Another place where I particularly felt the need for Gay’s perspective was in her essay ‘Thoughts on The Help‘. I knew The Help was problematic… but it was easy enough to sweep aside and enjoy the narrative. Gay digs into certain points, shoring up the extent of Stockett’s poor use of dialect, even more problematic reliance on stereotypes, and the use of the magical negro trope.
She brings the same critical eye to Django Unchained, 12 Years a Slave and the fils of Tyler Perry. She also brings it to Orange Is the New Black, which suffered from the problem of diverse characters orbiting in Piper’s solar system – an issue which I think has been largely resolved in season 2 – but who am I to say? While Gay is correct that OITNB stands out by virtue of a low bar, I don’t think this is settling; I think it’s progress. Diversity, however trivial, can be a promising push for more if we let it. As she puts it: “Were ready for more stories of black experience.” Let’s have it.
Moving away from arts criticism, I was really drawn into the essay ‘The Illusion of Safety or The Safety of Illusion’. It’s about trigger warnings. When a recent debate flared about the use of trigger warnings, my attitude was, “You can’t put a trigger warning on life.” I’ve since heard reasonable arguments that call for them as a cheap kindness. Like it costs nothing to be polite, it costs nothing to give a little nod to those who may not wish to proceed.
Gay highlights my original point, but also how the illusion of safety helps people cope. She states that the visceral reaction of a trigger cannot be undone by the letters “TW”. She describes them as an impossible task, at odds with the writing process. Does adding a warning remove self-censorship, or encourage it? There are no guidelines for trigger warnings – you’re kind of damned if you do and damned if you don’t.
Once place where her criticism surprised me was in her thoughts on Lean In. Having read bell hooks’ evisceration of Sandberg’s white, upper-class brand of feminism, I had come to expect something in that ball park. In comparison, Gay is surprisingly charitable. While bell hooks is concerned with certain definitions, Gay takes a different tack. She cites Elizabeth Spiers, who notes that we don’t excoriate Trump, Buffett, Branson and other male big cheeses on the same issues. She’s right, of course. Sheryl Sandberg needn’t be everything to everyone, and to expect her to plays into the same expectations that we have of all token women in power or with a particularly big platform in other areas of life and culture.
The overtly political essays in this collection are neatly tucked at the back of the book, right before two title essays which kind of wrap the whole thing up.
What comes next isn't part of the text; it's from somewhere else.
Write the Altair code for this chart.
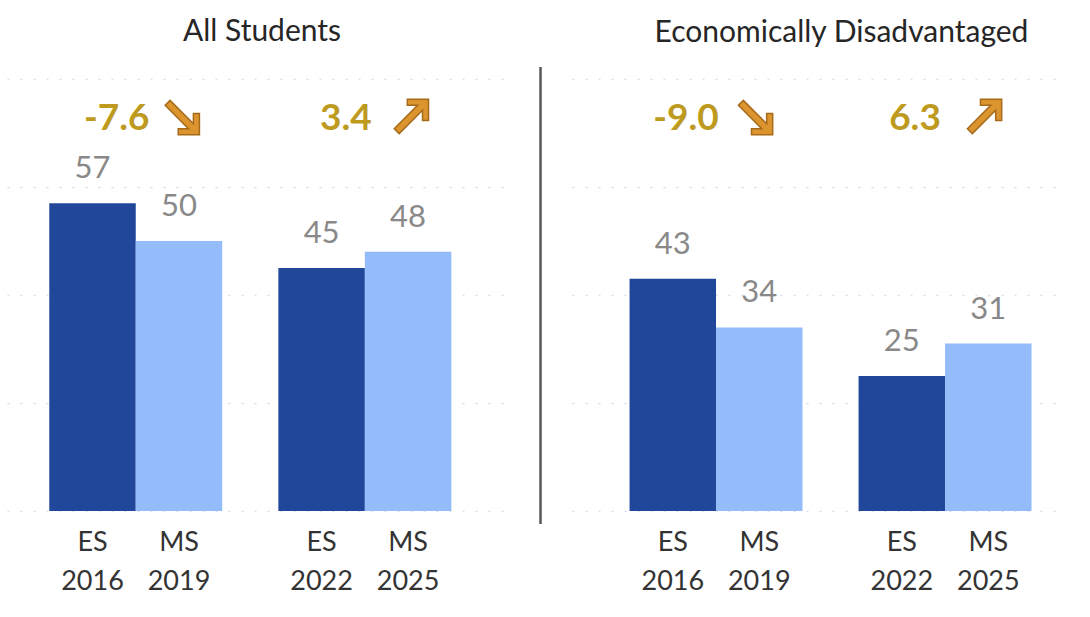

There’s some great criticism in here, for example in a piece on the role of social media when national news ignores women’s rights news. However this selection is primarily of current events and don’t quite fit with the bulk of the book. Though important, I have to say I found them a little less compelling for having aged.
As you can tell, I really enjoyed this collection. I’ve since considered a plausible criticism of it from Alice Gregory in the New York Times, which is also worth your consideration.